I discovered new faint freckles on the back of my hand this morning. I wondered, studying their tint and shape and placement, if they would become like the age spots my grandmother wore, a smattering of paint speckles underneath her beautiful rings and manicured nails. I wondered if they were like delicate visitors from the future, whispering of something to come that I won’t really understand until I reach it.
…
The thing about being a mother is, you both instantly are one and are always becoming one. From the second I knew I was growing Iris, I was given the title of “mother” whether I felt like one or not. And still, there were nine months of preparation and days and days all of these past thirteen years that I have discovered new meanings to the word that was one of her first and all of the ways I must adjust myself to keep becoming.
…
I waited days for my period last month, which is difficult for any woman, hoping to be pregnant or hoping to not be. And I, I’m never late. But as my body has been traversing this new middle-aged ground, I’ve found that some things can no longer be counted on. On the other side of this, I will be a woman too changed to bear children. It is, as clearly as I can put it, after all this time, an identity crisis.
…
When I was a young girl, young enough and old enough to imagine being aged but young enough and old enough that I couldn’t conceive of it happening to me, I admired older women with reverence. It was something about the air of a woman, you see, something that I believed would eventually happen to me, albeit without ruining my porcelain smooth cheek or my taut eyelids. I dreamed of a day where I stood—always on a city street corner, always in a fabulous coat, always in elegant shoes—but that’s it. That I stood. That I was sturdy and secure and knowing.

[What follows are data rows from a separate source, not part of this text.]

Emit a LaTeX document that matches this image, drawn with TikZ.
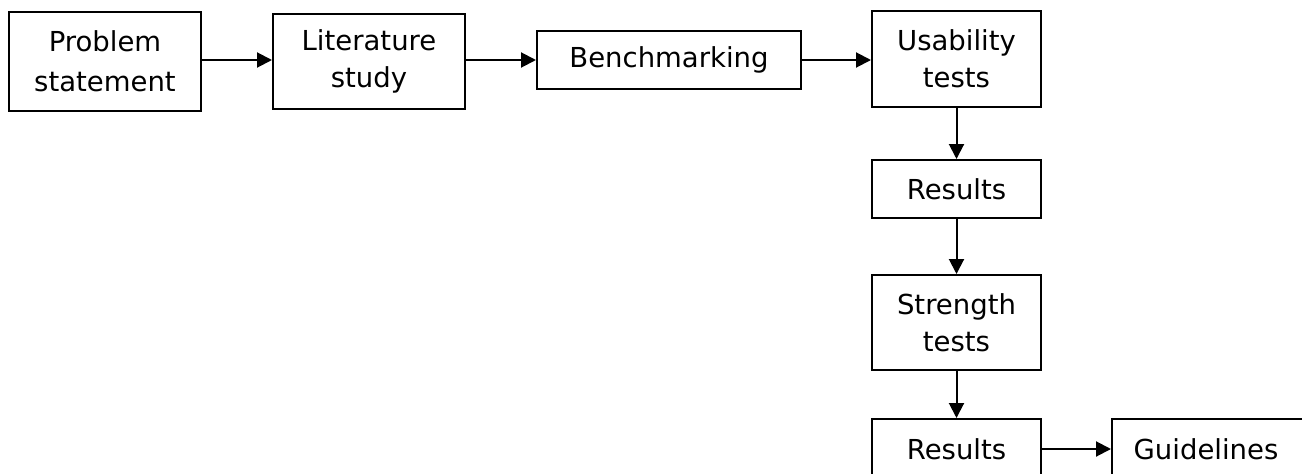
\documentclass[tikz,border=0pt]{standalone}
\usepackage{fontspec}
\setmainfont{DejaVu Sans}
\usetikzlibrary{arrows.meta}
\begin{document}
\begin{tikzpicture}[x=1pt,y=-1pt,
  box/.style={draw=black, line width=2pt, align=center, inner sep=0pt,
    font=\fontsize{27.5}{37}\selectfont},
  arr/.style={line width=2pt, -{Triangle[length=15pt,width=15pt]}}]
\useasboundingbox (0,0) rectangle (1302,474);
\clip (0,0) rectangle (1302,474);
\node[box, minimum width=192pt, minimum height=99pt, font=\fontsize{27.5}{40}\selectfont] (p) at (105,61) {Problem\\statement};
\node[box, minimum width=192pt, minimum height=95pt] (l) at (369,61) {Literature\\study};
\node[box, minimum width=264pt, minimum height=58pt] (b) at (669,60) {Benchmarking};
\node[box, minimum width=169pt, minimum height=96pt] (u) at (956.5,59) {Usability\\tests};
\node[box, minimum width=169pt, minimum height=58pt] (r1) at (956.5,189) {Results};
\node[box, minimum width=169pt, minimum height=95pt] (s) at (956.5,322.5) {Strength\\tests};
\node[box, minimum width=169pt, minimum height=60pt] (r2) at (956.5,449) {Results};
\node[box, minimum width=196pt, minimum height=60pt] (g) at (1210,449) {\hspace*{-8pt}Guidelines};
\draw[arr] (p.east |- 0,60) -- (l.west |- 0,60);
\draw[arr] (l.east |- b.west) -- (b.west);
\draw[arr] (b.east) -- (u.west |- b.east);
\draw[arr] (u.south) -- (r1.north);
\draw[arr] (r1.south) -- (s.north);
\draw[arr] (s.south) -- (r2.north);
\draw[arr] (r2.east) -- (g.west);
\end{tikzpicture}
\end{document}
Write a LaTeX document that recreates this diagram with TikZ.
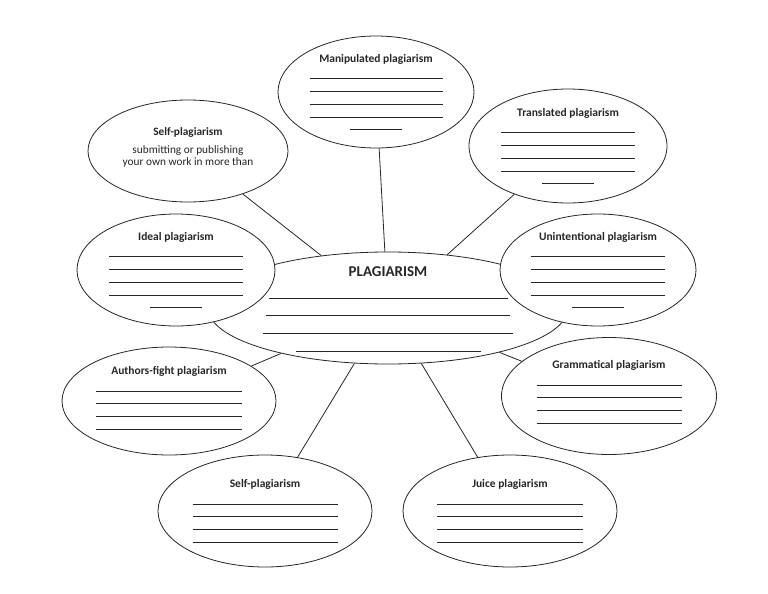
\documentclass[tikz,border=0pt]{standalone}
\usepackage{fontspec}
\setmainfont{Carlito}
\usetikzlibrary{shapes.geometric}
\newcommand{\blank}[1]{\rule{#1pt}{0.7pt}}

\begin{document}
\begin{tikzpicture}[x=1pt, y=-1pt, line width=0.8pt,
  bubble/.style 2 args={ellipse, draw=black!85, line width=0.8pt, fill=white,
    inner sep=0pt, minimum width=#1pt, minimum height=#2pt},
  notes/.style={align=center, inner sep=0pt, text=black!85,
    font=\fontsize{11.5}{12.75}\selectfont},
  link/.style={draw=black!85, line width=0.8pt}]

% Canvas
\useasboundingbox (0,0) rectangle (768,594);

% Centre bubble
\node[bubble={360}{112}] (core) at (388,308) {};
\node[notes, font=\fontsize{11.5}{17.7}\selectfont] at ([yshift=-1pt]core.center)
  {{\fontsize{15}{17}\selectfont\bfseries PLAGIARISM}\\[4pt]
   \blank{239}\\ \blank{244}\\ \blank{250}\\ \blank{185}};

% Top row
\node[bubble={196}{112}] (manip) at (376,92) {};
\node[notes] at (manip) {\bfseries Manipulated plagiarism\\[4.25pt]
  \blank{133}\\ \blank{133}\\ \blank{133}\\ \blank{133}\\ \blank{52}};

\node[bubble={200}{102}] (selfa) at (188,151) {};
\node[notes, font=\fontsize{11.3}{12}\selectfont] at ([yshift=4pt]selfa.center)
  {\bfseries Self-plagiarism\\[6pt]
   submitting or publishing\\ your own work in more than};

\node[bubble={198}{114}] (transl) at (568,146) {};
\node[notes] at (transl) {\bfseries Translated plagiarism\\[4.25pt]
  \blank{134}\\ \blank{134}\\ \blank{134}\\ \blank{134}\\ \blank{52}};

% Side bubbles (over the centre one)
\node[bubble={198}{112}] (ideal) at (176,270) {};
\node[notes] at (ideal) {\bfseries Ideal plagiarism\\[4.25pt]
  \blank{134}\\ \blank{134}\\ \blank{134}\\ \blank{134}\\ \blank{52}};

\node[bubble={196}{112}] (unint) at (598,270) {};
\node[notes] at (unint) {\bfseries Unintentional plagiarism\\[4.25pt]
  \blank{134}\\ \blank{134}\\ \blank{134}\\ \blank{134}\\ \blank{52}};

% Lower bubbles
\node[bubble={214}{108}] (authors) at (169,401) {};
\node[notes] at ([yshift=3pt]authors.center) {\bfseries Authors-fight plagiarism\\[4.25pt]
  \blank{146}\\ \blank{146}\\ \blank{146}\\ \blank{146}};

\node[bubble={215}{117}] (gramm) at (609,396) {};
\node[notes] at ([yshift=4pt]gramm.center) {\bfseries Grammatical plagiarism\\[4.25pt]
  \blank{145}\\ \blank{145}\\ \blank{145}\\ \blank{145}};

\node[bubble={214}{112}] (selfb) at (265,511) {};
\node[notes] at (selfb) {\bfseries Self-plagiarism\\[4.25pt]
  \blank{145}\\ \blank{145}\\ \blank{145}\\ \blank{145}};

\node[bubble={214}{112}] (juice) at (510,511) {};
\node[notes] at (juice) {\bfseries Juice plagiarism\\[4.25pt]
  \blank{146}\\ \blank{146}\\ \blank{146}\\ \blank{146}};

% Spokes
\foreach \leaf in {manip, selfa, transl, authors, gramm, selfb, juice}
  \draw[link] (core) -- (\leaf);

\end{tikzpicture}
\end{document}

I would watch the women with this energy, and they were all the way, all over beautiful, even with their laugh lines and sagging bodies. Something about they way their skin and flesh folded made them feel…inhabited. But as I watch the slow progress of my own drooping physicality, I realize how ready I was to be like those ladies I admired, but I hadn’t anticipated this process of becoming.
…
Art is often like motherhood, and what I am trying to tell myself is, I both am, instantly, organically, and, at once, am becoming. To be a writer is to be possessed of an inexplicable desire to write—and observe, record, rearrange, all the things that come with it. I, simply, am that.
Becoming a writer can mean a lot of things. It is growing, stretching, learning. It’s reading, so much reading. It’s learning to trim, sometimes purge, to let go of what feels beautiful in the moment for something even more refined and true.
And because we are humans in societies of industry and community, becoming a writer is also publishing all of this work. Not having published doesn’t make me not a writer, but there is a sense of having so much more to accomplish, so much more to become.
…
There was so much momentum at the end of 2023, and I rode the wave of energy like a person younger than my actual self. We are rarely just the age we are; sometimes we are younger, sometimes we are older. Which is just life: a collection of experiences in certain phases that all bump into each other on one side or the other. I both am 39, and am also becoming 39, until the very second that I turn 40, and then am and am becoming that.
We are already as we are and also are never fully that thing. Some occurrences are inevitabilities, but they can’t be counted on, not in the ways we want them to be. We will agonize over the arrival of something long-awaited or striven for, and once it appears, it is a relief and something grieved all at once. A moment is passed. We know something certainly, where once it was just an idea we imagined. We trade possibility for knowing and it is reassuring but also uncomfortably transformative. Likely, it creates more questions than it answers, and we have to start the search all over again, even though we just found what we thought we were looking for.
I understand: the identity crisis comes for those who keep going, and those elderly women I so admired at the brink of my youth, appeared to me stoic and sure—but only because, they never settled for certainty. They didn’t freeze themselves into place. Every line on their faces was accepting a fact of life, and every sag in their frames was created in pivoting, heading a new direction. You are what you are, but you also are so much more, and you have to keep going to find out, you have to watch your new self take shape.
…
These past few weeks were difficult ones in the process of becoming a writer, filled with silence and rejections and I’m not sure which of those is worse. But I would do myself a disservice if I didn’t give honor to what was becoming, even when it didn’t feel like it.
Our new reading series, Reading Den, launched on Wednesday, to an overwhelming response. The Denver Post picked up our story, and last Sunday, Adam and I were featured on the front page of the Life & Culture section. No doubt, this skyrocketed our expected 20-30 guests to more than 60, and on Wednesday evening, at Fort Greene bar in Globeville, I realized, Colorado writers and readers don’t want to be—don’t have to be—alone. It was really lovely and energizing, and I can’t wait for the next reading at the end of this month (details to be announced soon).
…
Whatever you’re waiting for that you think will make you who you are, just know, you already are that. The beauty of life is just becoming what you are more and more, day by day, hand freckle by sparkling hand freckle.